When every item in your cart maps to a category, there's no room for random impulse additions. You're not browsing — you're executing a plan. That mental shift alone can cut $20–$40 off a typical shopping trip.

3. Shop with a Cash Envelope (Seriously)

Digital payments make it easy to overspend because you never feel the money leaving. Cash envelopes are old-school, but they work. Pull out your grocery budget in cash at the start of the week. When it's gone, it's gone.

This forces real-time trade-offs — name-brand cereal versus the store brand, organic spinach versus frozen. Those decisions happen naturally when you're counting physical bills. Studies on consumer behavior consistently show that people spend less when paying with cash than with cards.

  • Set a weekly cash budget based on your actual income, not what you wish you had
  • Keep a small buffer (10%) for price fluctuations on staples
  • Roll unused cash to the next week instead of treating it as "extra"

When consumers face unexpected expenses or income gaps, short-term financial tools can help — but understanding the full cost of any product, including fees and repayment terms, is essential before using one.

Consumer Financial Protection Bureau, Federal Consumer Protection Agency

4. Compare Unit Prices, Not Package Prices

The "bigger is cheaper" rule isn't always true. A 32-oz jar of peanut butter might cost more per ounce than two 16-oz jars on sale. Most grocery store shelf tags include a unit price in small print — use it.

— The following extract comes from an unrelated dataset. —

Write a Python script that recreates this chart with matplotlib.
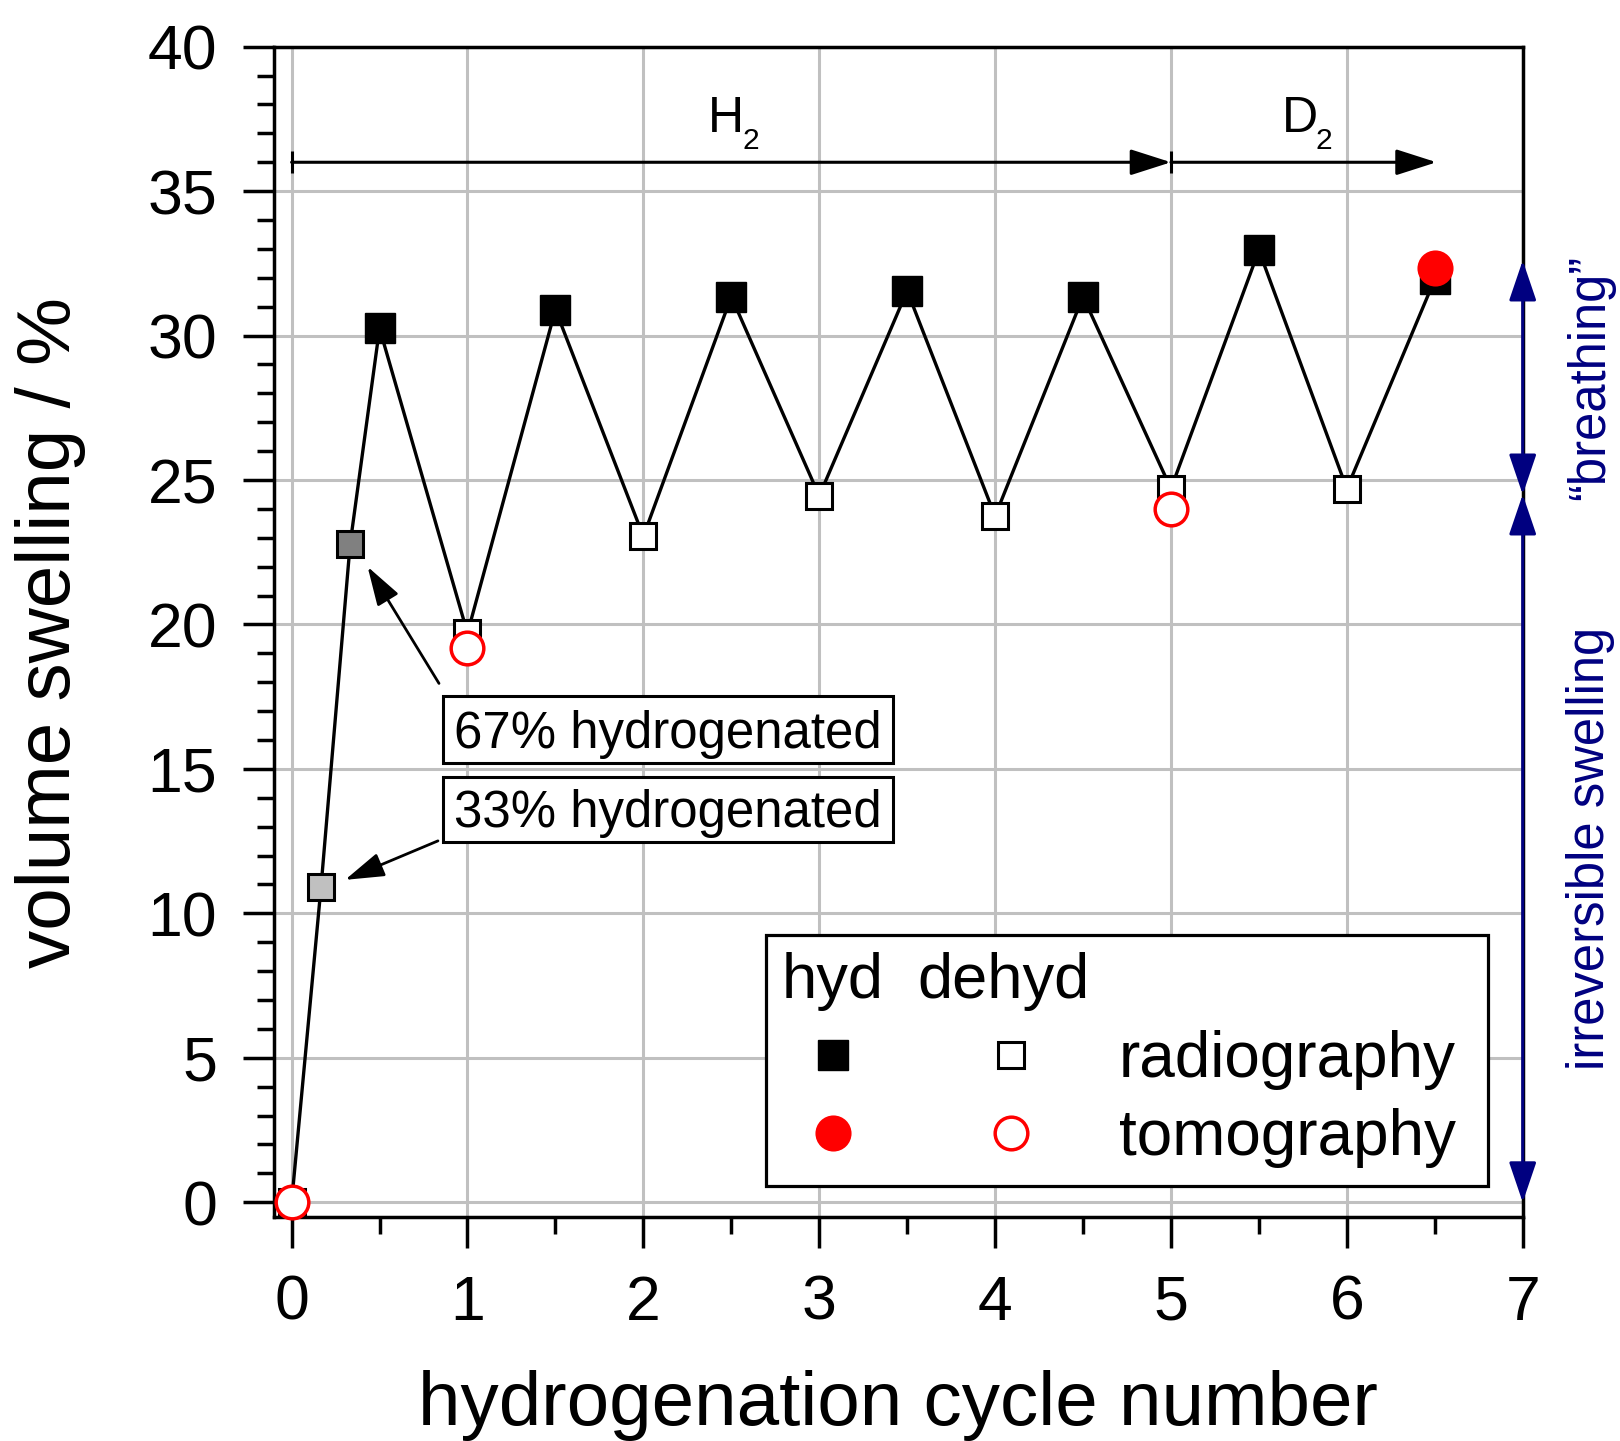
import matplotlib
matplotlib.use('Agg')
import matplotlib.pyplot as plt
from matplotlib.patches import Rectangle, ArrowStyle

plt.rcParams['font.family'] = ['Liberation Sans', 'DejaVu Sans']

# ---------------- data ----------------
hyd_cycle = [0.5, 1.5, 2.5, 3.5, 4.5, 5.5, 6.5]
hyd_radio = [30.25, 30.9, 31.35, 31.55, 31.35, 32.95, 31.95]
dehyd_cycle = [0, 1, 2, 3, 4, 5, 6]
dehyd_radio = [0, 19.7, 23.05, 24.45, 23.75, 24.7, 24.7]
partial_cycle = [0.167, 0.333]
partial_radio = [10.9, 22.8]
partial_colors = ['#C0C0C0', '#808080']
tomo_dehyd_cycle = [0, 1, 5]
tomo_dehyd = [0, 19.2, 24.0]
tomo_hyd_cycle = [6.5]
tomo_hyd = [32.35]

x_ticks = [0, 1, 2, 3, 4, 5, 6, 7]
y_ticks = [0, 5, 10, 15, 20, 25, 30, 35, 40]

NAVY = '#000080'

fig = plt.figure(figsize=(16.2, 14.41), dpi=100)
ax = fig.add_axes([0.16883, 0.15524, 0.77111, 0.81235])
ax.set_xlim(-0.103, 7)
ax.set_ylim(-0.52, 40)

# connecting line through radiography points in cycle order
pairs = sorted(zip(hyd_cycle + dehyd_cycle + partial_cycle,
                   hyd_radio + dehyd_radio + partial_radio))
ax.plot([p[0] for p in pairs], [p[1] for p in pairs], color='black', lw=2.4, zorder=3)

ax.plot(hyd_cycle, hyd_radio, ls='none', marker='s', ms=22, mfc='black', mec='black', mew=1, zorder=4)
ax.plot(dehyd_cycle, dehyd_radio, ls='none', marker='s', ms=19, mfc='white', mec='black', mew=2.2, zorder=4)
for xc, yc, col in zip(partial_cycle, partial_radio, partial_colors):
    ax.plot([xc], [yc], ls='none', marker='s', ms=19, mfc=col, mec='black', mew=2.2, zorder=4)
ax.plot(tomo_dehyd_cycle, tomo_dehyd, ls='none', marker='o', ms=23.5, mfc='white', mec='red', mew=2.5,
        zorder=5, clip_on=False)
ax.plot(tomo_hyd_cycle, tomo_hyd, ls='none', marker='o', ms=26, mfc='red', mec='red', mew=0, zorder=5)

# axes styling
ax.set_xticks(x_ticks)
ax.set_xticklabels([str(v) for v in x_ticks])
ax.set_yticks(y_ticks)
ax.set_yticklabels([str(v) for v in y_ticks])
ax.set_xticks([v + 0.5 for v in x_ticks[:-1]], minor=True)
ax.set_yticks([v for v in range(0, 41) if v % 5 != 0], minor=True)
ax.tick_params(which='both', direction='out', top=False, right=False, width=2.5, labelsize=45)
ax.tick_params(which='major', length=22.5)
ax.tick_params(which='minor', length=12.2)
ax.tick_params(axis='x', which='major', pad=18)
ax.tick_params(axis='y', which='major', pad=18)
ax.grid(True, which='major', color='#C0C0C0', lw=2.2)
ax.set_axisbelow(True)
for s in ax.spines.values():
    s.set_linewidth(2.5)

ax.set_xlabel('hydrogenation cycle number', fontsize=55, labelpad=27)
ax.set_ylabel('volume swelling / %', fontsize=55, labelpad=44)

# H2 / D2 arrows
head = ArrowStyle('-|>', head_length=25, head_width=8)
ax.annotate('', xy=(5, 36), xytext=(0, 36),
            arrowprops=dict(arrowstyle=head, color='black', lw=2.2, shrinkA=0, shrinkB=0, mutation_scale=1))
ax.annotate('', xy=(6.51, 36), xytext=(5, 36),
            arrowprops=dict(arrowstyle=head, color='black', lw=2.2, shrinkA=0, shrinkB=0, mutation_scale=1))
ax.plot([0, 5], [36, 36], ls='none', marker='|', ms=15.5, mew=2.2, color='black', zorder=3)
ax.text(2.366, 37.05, 'H', fontsize=36, ha='left', va='baseline')
ax.text(2.561, 36.45, '2', fontsize=21.5, ha='left', va='baseline')
ax.text(5.630, 37.05, 'D', fontsize=36, ha='left', va='baseline')
ax.text(5.823, 36.45, '2', fontsize=21.5, ha='left', va='baseline')

# partial hydrogenation annotations
ahead = ArrowStyle('-|>', head_length=24, head_width=7.5)
ax.annotate('', xy=(0.432, 22.0), xytext=(0.838, 17.96),
            arrowprops=dict(arrowstyle=ahead, color='black', lw=2.0, shrinkA=0, shrinkB=0, mutation_scale=1))
ax.annotate('', xy=(0.304, 11.16), xytext=(0.832, 12.51),
            arrowprops=dict(arrowstyle=ahead, color='black', lw=2.0, shrinkA=0, shrinkB=0, mutation_scale=1))
ax.add_patch(Rectangle((0.861, 15.22), 3.417 - 0.861, 17.53 - 15.22, fc='white', ec='black', lw=2.2, zorder=6))
ax.add_patch(Rectangle((0.861, 12.47), 3.417 - 0.861, 14.72 - 12.47, fc='white', ec='black', lw=2.2, zorder=6))
ax.text(0.921, 15.74, '67% hydrogenated', fontsize=36.7, ha='left', va='baseline', zorder=7)
ax.text(0.921, 13.0, '33% hydrogenated', fontsize=36.7, ha='left', va='baseline', zorder=7)

# right-side navy arrows
nhead = ArrowStyle('<|-|>', head_length=25, head_width=8.5)
ax.annotate('', xy=(7, 32.6), xytext=(7, 24.5), annotation_clip=False,
            arrowprops=dict(arrowstyle=nhead, color=NAVY, lw=2.2, shrinkA=0, shrinkB=0, mutation_scale=1,
                            clip_on=False, zorder=8))
ax.annotate('', xy=(7, 24.5), xytext=(7, 0), annotation_clip=False,
            arrowprops=dict(arrowstyle=nhead, color=NAVY, lw=2.2, shrinkA=0, shrinkB=0, mutation_scale=1,
                            clip_on=False, zorder=8))
ax.text(7.387, 28.55, '\u201cbreathing\u201d', fontsize=36.5, color=NAVY, rotation=90,
        ha='center', va='center', clip_on=False)
ax.text(7.387, 12.25, 'irreversible swelling', fontsize=36.5, color=NAVY, rotation=90,
        ha='center', va='center', clip_on=False)

# legend (manual layout)
ax.add_patch(Rectangle((0.394, 0.0267), 0.578, 0.2145, transform=ax.transAxes,
                       fc='white', ec='black', lw=2.3, zorder=7))
ax.text(0.407, 0.1873, 'hyd', fontsize=45.5, transform=ax.transAxes, ha='left', va='baseline', zorder=8)
ax.text(0.5155, 0.1873, 'dehyd', fontsize=45.5, transform=ax.transAxes, ha='left', va='baseline', zorder=8)
ax.plot([0.4477], [0.1387], transform=ax.transAxes, marker='s', ms=22, mfc='black', mec='black', mew=1,
        zorder=8, clip_on=False)
ax.plot([0.590], [0.1387], transform=ax.transAxes, marker='s', ms=19, mfc='white', mec='black', mew=2.2,
        zorder=8, clip_on=False)
ax.plot([0.4477], [0.0717], transform=ax.transAxes, marker='o', ms=26, mfc='red', mec='red', mew=0,
        zorder=8, clip_on=False)
ax.plot([0.590], [0.0717], transform=ax.transAxes, marker='o', ms=23.5, mfc='white', mec='red', mew=2.5,
        zorder=8, clip_on=False)
ax.text(0.6768, 0.1202, 'radiography', fontsize=46, transform=ax.transAxes, ha='left', va='baseline', zorder=8)
ax.text(0.6768, 0.0532, 'tomography', fontsize=46, transform=ax.transAxes, ha='left', va='baseline', zorder=8)

fig.savefig('out.png', dpi=100)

This matters most for pantry staples: oil, pasta, rice, canned goods, cleaning supplies. Spending 90 seconds comparing unit prices on these items can save you $15–$30 per trip without changing what you buy at all. That's one of the best returns on time you'll find anywhere.

5. Swap Name Brands for Store Brands Strategically

Not every store brand is worth it. Canned tomatoes, dried pasta, frozen vegetables, baking staples, and cleaning products? Almost always identical to the name brand, 20–40% cheaper. Premium items like olive oil, cheese, and coffee? Sometimes the name brand is worth it, sometimes not.

Do a one-month experiment: swap store brands for everything except your two or three non-negotiables. Track the savings. Most people are shocked at how little difference they notice — and how much money they recover.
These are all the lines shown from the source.